Copy each line below exactly and leave the pictures out.

------

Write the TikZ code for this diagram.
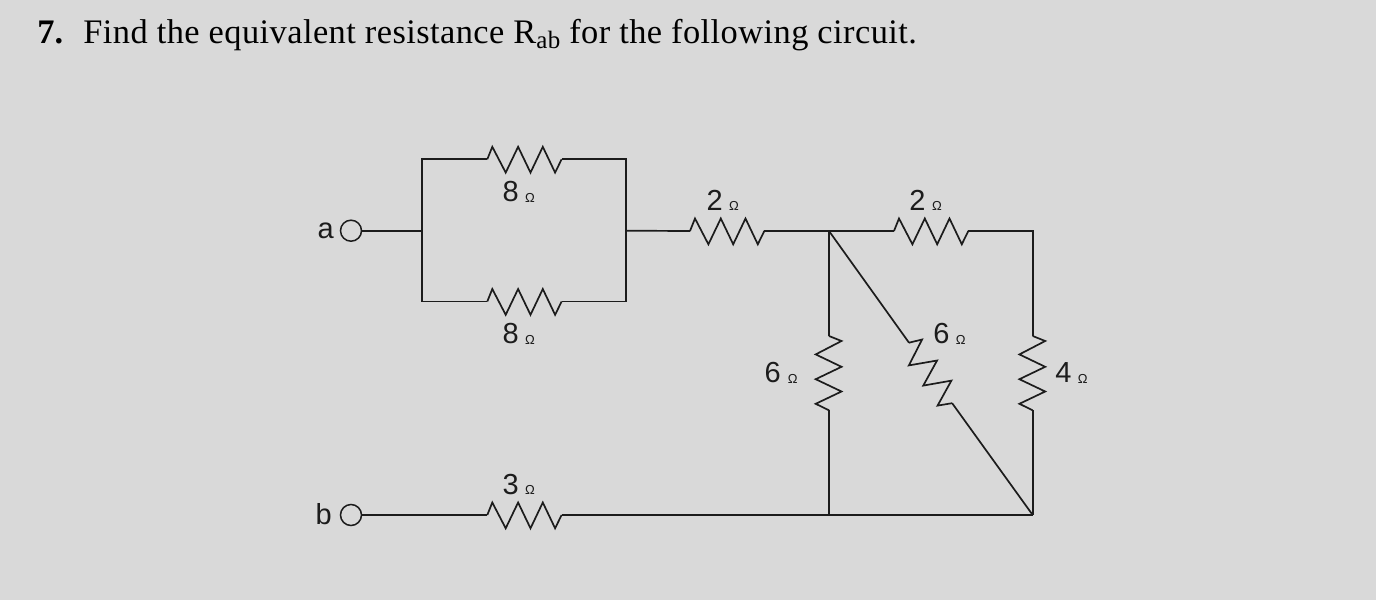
\documentclass[tikz,border=0pt]{standalone}
\usepackage{fontspec}
\setmainfont{Liberation Serif}
\newfontfamily\lblfont{Liberation Sans}
\definecolor{pagebg}{HTML}{D9D9D9}
\definecolor{ink}{HTML}{1C1C1C}
\tikzset{
  x=0.5pt,y=-0.5pt,
  wire/.style={draw=ink,line width=0.85pt,line join=miter,line cap=butt},
  terminal/.style={circle,draw=ink,line width=0.75pt,inner sep=0pt,minimum size=10.5pt},
  digit/.style={inner sep=0pt,text=ink,font=\lblfont\fontsize{14.5}{14.5}\selectfont},
  ohm/.style={inner sep=0pt,text=ink,font=\lblfont\fontsize{6.5}{7}\selectfont},
  title/.style={inner sep=0pt,anchor=base west,text=black,font=\addfontfeature{LetterSpace=1.25}\fontsize{17.2}{18}\selectfont},
  res/.pic={
    \draw[wire] (0,0) -- (5,-12.5) -- (18.4,13.3) -- (30.8,-12.5) -- (43.2,13.3) -- (55.5,-12.5) -- (67.8,13.3) -- (74.3,0);
    \coordinate (-in) at (0,0);
    \coordinate (-out) at (74.3,0);
  }
}
\begin{document}
\begin{tikzpicture}
\useasboundingbox[fill=pagebg] (0,0) rectangle (1376,600);
% title
\node[title,font=\bfseries\fontsize{17.2}{18}\selectfont] (num) at (37,43) {7.};
\node[title] (ttl) at (83,43) {Find the equivalent resistance R\raisebox{-2.8pt}{\fontsize{12.5}{12}\selectfont ab} for the following circuit.};
% terminals
\node[terminal] (a) at (351,230.7) {};
\node[terminal] (b) at (351,515) {};
\node[digit] (la) at (325.8,230.7) {a};
\node[digit] (lb) at (323.8,514) {b};
% junctions
\coordinate (jl) at (422,230.7);
\coordinate (jr) at (625.7,230.7);
\coordinate (jm) at (829,231);
\coordinate (jtr) at (1032.7,231);
\coordinate (jbm) at (829,515);
\coordinate (jbr) at (1032.7,515);
% resistors
\pic (r1) at (487.3,159.3) {res};
\pic (r2) at (487.3,301.5) {res};
\pic (r3) at (690,231) {res};
\pic (r4) at (894,231) {res};
\pic (r5) at (487.3,515) {res};
\pic[rotate=-90] (r6) at (829,336) {res};
\pic[rotate=-90] (r7) at (1032.7,336) {res};
\pic[rotate=-54.5] (r8) at (909,342.7) {res};
% wires
\draw[wire] (a) -- (jl);
\draw[wire] (r1-in) -| (jl) |- (r2-in);
\draw[wire] (r1-out) -| (jr) |- (r2-out);
\draw[wire] (jr) -- (r3-in);
\draw[wire] (r3-out) -- (jm) -- (r4-in);
\draw[wire] (r4-out) -| (r7-in);
\draw[wire] (jm) -- (r6-in);
\draw[wire] (jm) -- (r8-in);
\draw[wire] (r8-out) -- (jbr);
\draw[wire] (r6-out) -- (jbm);
\draw[wire] (r7-out) -- (jbr);
\draw[wire] (b) -- (r5-in);
\draw[wire] (r5-out) -- (jbr);
% labels
\node[digit] (v1) at (510.7,192) {8};   \node[ohm] (o1) at (530,198) {Ω};
\node[digit] (v2) at (510.7,334) {8};   \node[ohm] (o2) at (530,340) {Ω};
\node[digit] (v3) at (714.7,200.7) {2}; \node[ohm] (o3) at (734,206) {Ω};
\node[digit] (v4) at (917.4,200.7) {2}; \node[ohm] (o4) at (937,206) {Ω};
\node[digit] (v5) at (510.7,485) {3};   \node[ohm] (o5) at (530,490) {Ω};
\node[digit] (v6) at (772.7,373) {6};   \node[ohm] (o6) at (792.7,379) {Ω};
\node[digit] (v7) at (1063.4,373) {4}; \node[ohm] (o7) at (1082.7,379) {Ω};
\node[digit] (v8) at (941.4,334) {6}; \node[ohm] (o8) at (960.7,340) {Ω};
\end{tikzpicture}
\end{document}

------

ANSWER TO THE EXERCISE:
Write the TikZ code for this diagram.
\documentclass[tikz,border=0pt]{standalone}
\usepackage{fontspec}
\setmainfont{Liberation Serif}
\newfontfamily\lblfont{Liberation Sans}
\definecolor{pagebg}{HTML}{D9D9D9}
\definecolor{ink}{HTML}{1C1C1C}
\tikzset{
  x=0.5pt,y=-0.5pt,
  wire/.style={draw=ink,line width=0.85pt,line join=miter,line cap=butt},
  terminal/.style={circle,draw=ink,line width=0.75pt,inner sep=0pt,minimum size=10.5pt},
  digit/.style={inner sep=0pt,text=ink,font=\lblfont\fontsize{14.5}{14.5}\selectfont},
  ohm/.style={inner sep=0pt,text=ink,font=\lblfont\fontsize{6.5}{7}\selectfont},
  title/.style={inner sep=0pt,anchor=base west,text=black,font=\addfontfeature{LetterSpace=1.25}\fontsize{17.2}{18}\selectfont},
  res/.pic={
    \draw[wire] (0,0) -- (5,-12.5) -- (18.4,13.3) -- (30.8,-12.5) -- (43.2,13.3) -- (55.5,-12.5) -- (67.8,13.3) -- (74.3,0);
    \coordinate (-in) at (0,0);
    \coordinate (-out) at (74.3,0);
  }
}
\begin{document}
\begin{tikzpicture}
\useasboundingbox[fill=pagebg] (0,0) rectangle (1376,600);
% title
\node[title,font=\bfseries\fontsize{17.2}{18}\selectfont] (num) at (37,43) {7.};
\node[title] (ttl) at (83,43) {Find the equivalent resistance R\raisebox{-2.8pt}{\fontsize{12.5}{12}\selectfont ab} for the following circuit.};
% terminals
\node[terminal] (a) at (351,230.7) {};
\node[terminal] (b) at (351,515) {};
\node[digit] (la) at (325.8,230.7) {a};
\node[digit] (lb) at (323.8,514) {b};
% junctions
\coordinate (jl) at (422,230.7);
\coordinate (jr) at (625.7,230.7);
\coordinate (jm) at (829,231);
\coordinate (jtr) at (1032.7,231);
\coordinate (jbm) at (829,515);
\coordinate (jbr) at (1032.7,515);
% resistors
\pic (r1) at (487.3,159.3) {res};
\pic (r2) at (487.3,301.5) {res};
\pic (r3) at (690,231) {res};
\pic (r4) at (894,231) {res};
\pic (r5) at (487.3,515) {res};
\pic[rotate=-90] (r6) at (829,336) {res};
\pic[rotate=-90] (r7) at (1032.7,336) {res};
\pic[rotate=-54.5] (r8) at (909,342.7) {res};
% wires
\draw[wire] (a) -- (jl);
\draw[wire] (r1-in) -| (jl) |- (r2-in);
\draw[wire] (r1-out) -| (jr) |- (r2-out);
\draw[wire] (jr) -- (r3-in);
\draw[wire] (r3-out) -- (jm) -- (r4-in);
\draw[wire] (r4-out) -| (r7-in);
\draw[wire] (jm) -- (r6-in);
\draw[wire] (jm) -- (r8-in);
\draw[wire] (r8-out) -- (jbr);
\draw[wire] (r6-out) -- (jbm);
\draw[wire] (r7-out) -- (jbr);
\draw[wire] (b) -- (r5-in);
\draw[wire] (r5-out) -- (jbr);
% labels
\node[digit] (v1) at (510.7,192) {8};   \node[ohm] (o1) at (530,198) {Ω};
\node[digit] (v2) at (510.7,334) {8};   \node[ohm] (o2) at (530,340) {Ω};
\node[digit] (v3) at (714.7,200.7) {2}; \node[ohm] (o3) at (734,206) {Ω};
\node[digit] (v4) at (917.4,200.7) {2}; \node[ohm] (o4) at (937,206) {Ω};
\node[digit] (v5) at (510.7,485) {3};   \node[ohm] (o5) at (530,490) {Ω};
\node[digit] (v6) at (772.7,373) {6};   \node[ohm] (o6) at (792.7,379) {Ω};
\node[digit] (v7) at (1063.4,373) {4}; \node[ohm] (o7) at (1082.7,379) {Ω};
\node[digit] (v8) at (941.4,334) {6}; \node[ohm] (o8) at (960.7,340) {Ω};
\end{tikzpicture}
\end{document}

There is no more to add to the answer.